For educators, the tool supports active demonstrations in class. Students can change one number and instantly observe predictable behavior of sine and cosine. For professionals, it acts as a verification layer when cross checking CAD outputs, spreadsheets, or handheld device readings.
Extended understanding: sensitivity and uncertainty
In measurement heavy jobs, small angle errors can produce meaningful side length changes, especially with large hypotenuse values. For example, if h = 300 and angle is near 5 degrees, a one degree variation can alter the opposite side by several units.
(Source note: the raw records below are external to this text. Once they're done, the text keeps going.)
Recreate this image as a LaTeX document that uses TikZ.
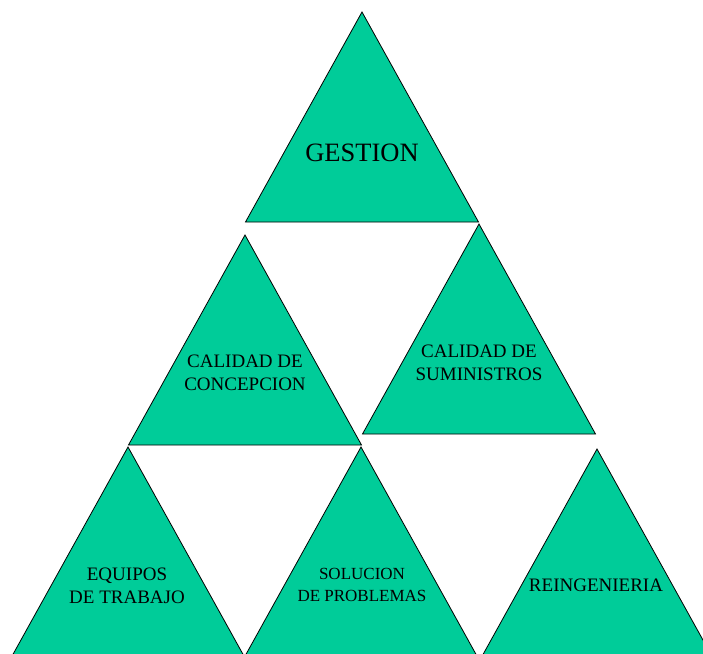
\documentclass[tikz,border=0pt]{standalone}
\usepackage{fontspec}
\setmainfont{Liberation Serif}
\definecolor{tri}{HTML}{00CC99}
\begin{document}
\begin{tikzpicture}[x=1pt,y=-1pt,
  tribox/.style={fill=tri,draw=black,line width=0.8pt,line join=miter},
  lbl/.style={align=center,inner sep=0pt,text=black}]
\clip (0,0) rectangle (703,653);
\fill[white] (0,0) rectangle (703,653);
% triangles: apex and half width 116.5, height 210
\draw[tribox] (362,12) -- (478.5,222) -- (245.5,222) -- cycle;
\draw[tribox] (245,235) -- (361.5,445) -- (128.5,445) -- cycle;
\draw[tribox] (479,224) -- (595.5,434) -- (362.5,434) -- cycle;
\draw[tribox] (128,447) -- (244.5,657) -- (11.5,657) -- cycle;
\draw[tribox] (361,447) -- (477.5,657) -- (244.5,657) -- cycle;
\draw[tribox] (597,449) -- (713.5,659) -- (480.5,659) -- cycle;
% labels
\node[lbl,font=\fontsize{26.5}{30}\selectfont] (gestion) at (362,153) {GESTION};
\node[lbl,font=\fontsize{19}{23.5}\selectfont] (concepcion) at (245,373) {CALIDAD DE\\CONCEPCION};
\node[lbl,font=\fontsize{19}{23.5}\selectfont] (suministros) at (479,363) {CALIDAD DE\\SUMINISTROS};
\node[lbl,font=\fontsize{19}{23}\selectfont] (equipos) at (127,586) {EQUIPOS\\DE TRABAJO};
\node[lbl,font=\fontsize{17}{22}\selectfont] (solucion) at (362,585) {SOLUCION\\DE PROBLEMAS};
\node[lbl,font=\fontsize{19}{23}\selectfont] (reingenieria) at (596,585) {REINGENIERIA};
\end{tikzpicture}
\end{document}
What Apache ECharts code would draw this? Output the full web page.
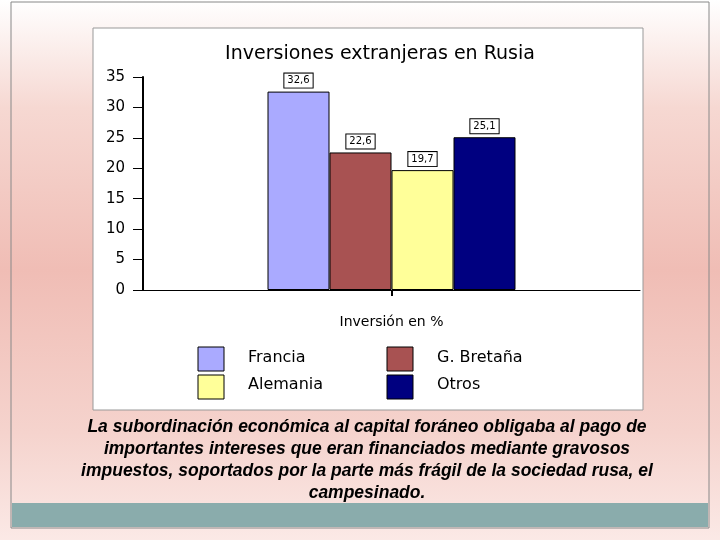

This is why survey and engineering standards often specify instrument calibration and repeat measurements. When accuracy requirements are tight, keep full precision in computation and apply rounding only in final presentation or regulatory documentation.
If you are building your own workflow, log input values, units, timestamp, and computed outputs. This makes review easier and supports traceability. You can also attach confidence intervals where applicable, especially when data comes from real world sensors rather than exact textbook values.
Final takeaway
Calculating opposite and adjacent from hypotenuse and angle is one of the most practical trigonometric operations you will ever use. The method is simple, but reliability comes from careful unit handling, correct angle interpretation, and disciplined validation. Use the calculator above to get immediate, formatted results and a visual comparison chart. Then use the guide steps to verify manually whenever quality checks matter. With consistent practice, this becomes fast, intuitive, and highly dependable in both academic and professional settings.
Tip: If your project is safety critical or code regulated, always confirm results with a second method or approved software standard.